Sur le phylactère qui s’enroule autour de la colonne supportant la Toison d’or, sont inscrits ces vers d’Ovide, respectivement :

- en haut :

Nempe tenens quod amo gremioque in Iasonis haerens
per freta longa ferar ; nihil illum amplexa timebo

« quand je tiendrai ce que j’aime, pressée sur le sein de Jason, il n’est pas de mer si lointaine que je ne sois prête à parcourir ; entre ses bras je ne redouterai plus rien. » (Métamorphoses VII, v. 66-67, trad. G. Lafaye, CUF) ;

- en bas :

Heros Aesonius potitur spolioque superbus,
muneris auctorem secum, spolia altera, portans

« Le héros, fils d’Éson, s’empare de la toison d’or ; fier de cette dépouille, il emmène comme une seconde dépouille celle à qui il doit un si grand service. » (Métamorphoses, VII, v. 156-157, trad. G. Lafaye, CUF).


Médée et Jason forment ici un couple radieux, qui tranche avec l’horreur des crimes commis par la magicienne sous l’emprise de la passion.
Médée a la main gauche posée sur l’épaule de Jason et tient dans la main droite une fiole contenant sans doute les substances maléfiques qui ont rendu possible la victoire de Jason ; elle regarde ce dernier qui lui-même regarde sa main brandissant le rameau d’or de la victoire. La tête de bélier qui apparaît en haut de la colonne et les tons or qui dominent dans le tableau, y compris pour les personnages eux-mêmes (chevelure blonde, pagne de Jason), évoquent le trophée remporté par Jason à l’issue de ses épreuves. Le jeune homme foule aux pieds un aigle blanc (et non un dragon, comme on s’y attendrait) : on a pu interpréter cet oiseau comme inspiré de la mythologie persane dans laquelle un aigle sert de monture au dieu indien Vishnu ; Moreau superpose ici des éléments relevant de cultures différentes.

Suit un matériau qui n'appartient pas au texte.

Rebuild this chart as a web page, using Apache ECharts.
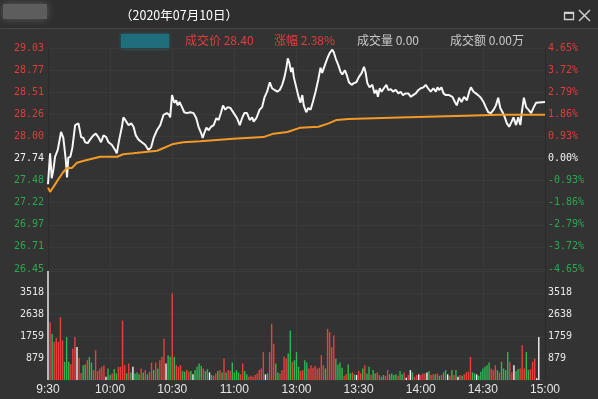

D. Le mythe de Médée au cinéma :
a. Medea de Pasolini (1969) :

Initialement intitulé Les visions de Médée, le film de Pasolini est empreint d’un grand onirisme. Médée, magistralement interprétée par Maria Callas, représente le monde archaïque, traditionnel, religieux, qui s’oppose au monde moderne, sceptique et rationnel de Jason.
Médée apparaît comme la grande prêtresse présidant aux sacrifices offerts à la Terre : le sang et la chair du jeune adolescent immolé sont nécessaires à la régénération de la nature conformément au cycle du temps où la vie et la mort se succèdent indéfiniment.

b. Medea de Lars von Trier (1988) :
Ce téléfilm transpose dans les vastes paysages de l’Europe du Nord le mythe grec et fait de Médée un personnage poignant, incarnation de la femme martyre.